Powerful exhaust appliances, such as kitchen range hoods, bathroom ventilation fans, or high-efficiency clothes dryers, are the primary culprits in creating this condition. When these systems run simultaneously, they aggressively draw indoor air and, in the absence of a dedicated fresh air supply, the house begins to draw its replacement air from the path of least resistance, which is often down the wide-open chimney flue. This downdraft pulls outside air, smoke, and even carbon monoxide from the chimney into the living space.
A quick test involves turning off all exhaust fans and slightly opening a window closest to the fireplace to introduce a supply of “make-up air” for combustion. If the smoke immediately begins to draw up the chimney, the negative pressure issue is confirmed. For a permanent solution, dedicated outside air kits can be installed, which pipe fresh air directly to the firebox for combustion, ensuring the fireplace does not compete with other appliances for the home’s conditioned air.
External and Structural Issues
Sometimes, the cause of poor drafting is rooted in the permanent structure of the chimney itself, requiring professional modification rather than simple operational changes. A common construction standard, often referred to as the 3-2-10 rule, dictates the minimum required height of a chimney relative to the roofline to ensure proper wind deflection and draft stability. The rule states that the chimney must extend at least three feet above the roof penetration point and be two feet taller than any part of the roof or structure within a ten-foot horizontal radius. If the chimney is too short relative to nearby roof peaks, wind can be deflected downward over the top, creating a high-pressure zone that forces air and smoke back down the flue.
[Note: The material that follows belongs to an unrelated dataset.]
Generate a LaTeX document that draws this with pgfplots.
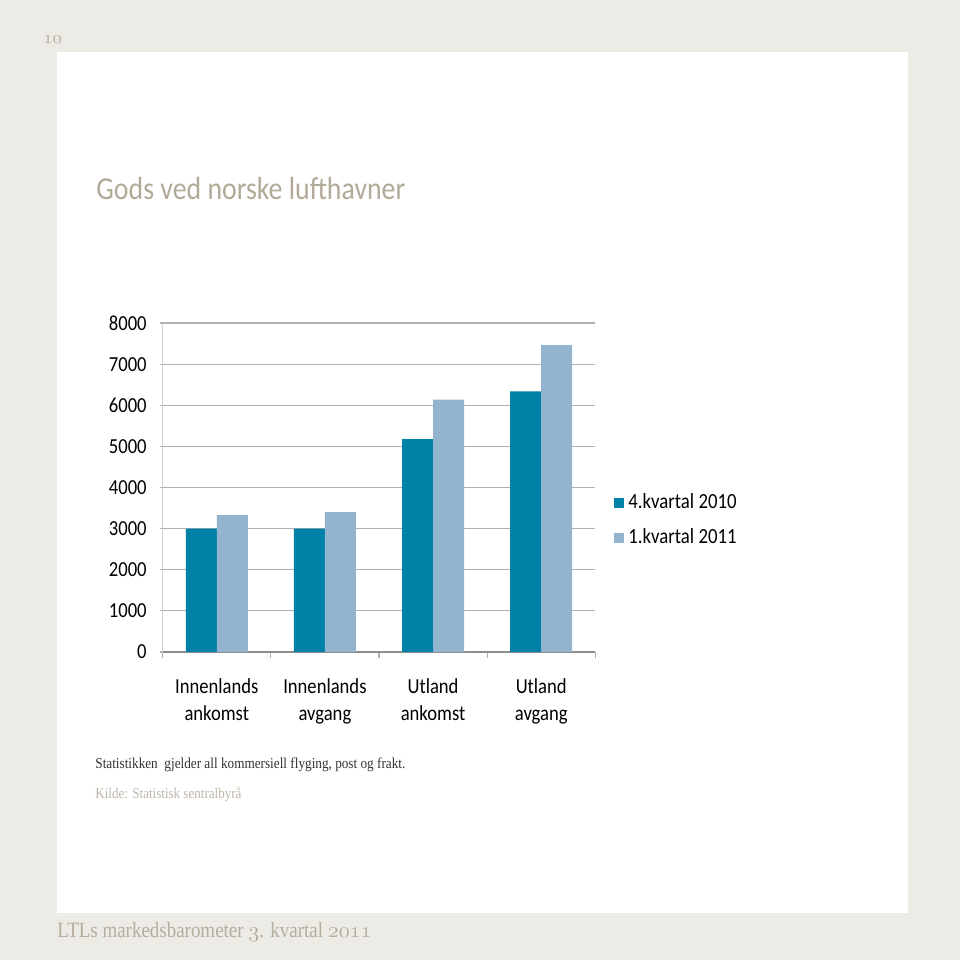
\documentclass[border=0pt]{standalone}
\usepackage{pgfplots}
\pgfplotsset{compat=1.18}
\usepackage{fontspec}
\setmainfont[FakeStretch=0.87]{Carlito}
\newfontfamily\serif[FakeStretch=0.87]{Liberation Serif}
\newcommand{\osf}[1]{{\fontencoding{OML}\fontfamily{cmm}\fontseries{m}\fontshape{it}\selectfont #1}}

\definecolor{pagebg}{HTML}{EDEBE5}
\definecolor{titlecol}{HTML}{B2AA98}
\definecolor{kildecol}{HTML}{BEB7A8}
\definecolor{footcol}{HTML}{B5AD9E}
\definecolor{darkbar}{HTML}{0081A7}
\definecolor{lightbar}{HTML}{92B4CF}
\definecolor{gridcol}{HTML}{B0B0B0}

\begin{document}
\begin{tikzpicture}
% page and white panel (1 px of the reference = 0.5pt)
\fill[pagebg] (0,0) rectangle (480pt,480pt);
\fill[white] (28.5pt,23.5pt) rectangle (454pt,454pt);

\node[anchor=base west, inner sep=0, text=footcol, font=\fontsize{9.5}{11}\selectfont] at (21.5pt,458pt) {\osf{10}};
\node[anchor=base west, inner sep=0, text=titlecol, font=\fontsize{16}{19}\selectfont] at (48pt,380pt) {Gods ved norske lufthavner};

\begin{axis}[
    at={(81.35pt,154pt)}, anchor=south west,
    scale only axis, width=216.3pt, height=164.5pt,
    xmin=-0.5, xmax=3.5, ymin=0, ymax=8000,
    ytick={0,1000,...,8000},
    xtick={0,1,2,3},
    xticklabels={{Innenlands\\ankomst},{Innenlands\\avgang},{Utland\\ankomst},{Utland\\avgang}},
    minor xtick={-0.5,0.5,1.5,2.5,3.5},
    major x tick style={draw=none},
    minor x tick style={draw=gridcol, line width=0.6pt},
    minor tick length=3pt,
    major tick length=1.5pt,
    tick align=outside,
    ymajorgrids,
    grid style={gridcol, line width=0.6pt},
    y tick style={gridcol, line width=0.6pt},
    axis x line*=bottom, axis y line*=left,
    x axis line style={-, draw=gridcol!80!black, line width=0.6pt},
    y axis line style={-, draw=gridcol!60, line width=0.6pt},
    tick label style={font=\fontsize{10.7}{13.4}\selectfont},
    xticklabel style={align=center, yshift=-8.5pt},
    yticklabel style={xshift=-3pt},
    /pgf/number format/assume math mode=true,
    /pgf/number format/1000 sep={},
    legend style={at={(1.043,0.4)}, anchor=west, draw=none, fill=none,
        font=\fontsize{10.8}{13}\selectfont, row sep=4.5pt, inner sep=0pt,
        nodes={inner xsep=2pt}},
    legend cell align=left,
    legend image code/.code={\fill[#1, draw=none] (0pt,-2.5pt) rectangle (5pt,2.5pt);},
]
\addplot[ybar, fill=darkbar, draw=none, bar width=15.5pt, bar shift=-7.75pt]
    coordinates {(0,3000) (1,3000) (2,5175) (3,6335)};
\addlegendentry{4.kvartal 2010}
\addplot[ybar, fill=lightbar, draw=none, bar width=15.5pt, bar shift=7.75pt]
    coordinates {(0,3330) (1,3400) (2,6140) (3,7460)};
\addlegendentry{1.kvartal 2011}
\end{axis}

\node[anchor=base west, inner sep=0, text=black!80, font=\serif\fontsize{7.6}{9}\selectfont] at (47.5pt,95.5pt) {Statistikken\ \ gjelder all kommersiell flyging, post og frakt.};
\node[anchor=base west, inner sep=0, text=kildecol, font=\serif\fontsize{7.5}{9}\selectfont] at (47.5pt,80.5pt) {Kilde: Statistisk sentralbyrå};
\node[anchor=base west, inner sep=0, text=footcol, font=\serif\fontsize{10.9}{13}\selectfont] at (28.5pt,11.5pt) {LTLs markedsbarometer \osf{3}. kvartal \osf{2011}};
\end{tikzpicture}
\end{document}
Incorrect flue sizing for the attached appliance is another structural factor that severely impacts performance. If the flue is too large for the firebox, the smoke rises slowly and cools too quickly, reducing buoyancy and causing a sluggish draft and excessive creosote formation. Conversely, an undersized flue creates a flow restriction that prevents smoke from escaping fast enough, leading to spillage. Wind-resistant chimney caps, often featuring specialized designs like a revolving hood or an H-style cap, can be installed to physically shield the flue opening from wind gusts, effectively stabilizing the draft in areas prone to high winds or turbulence.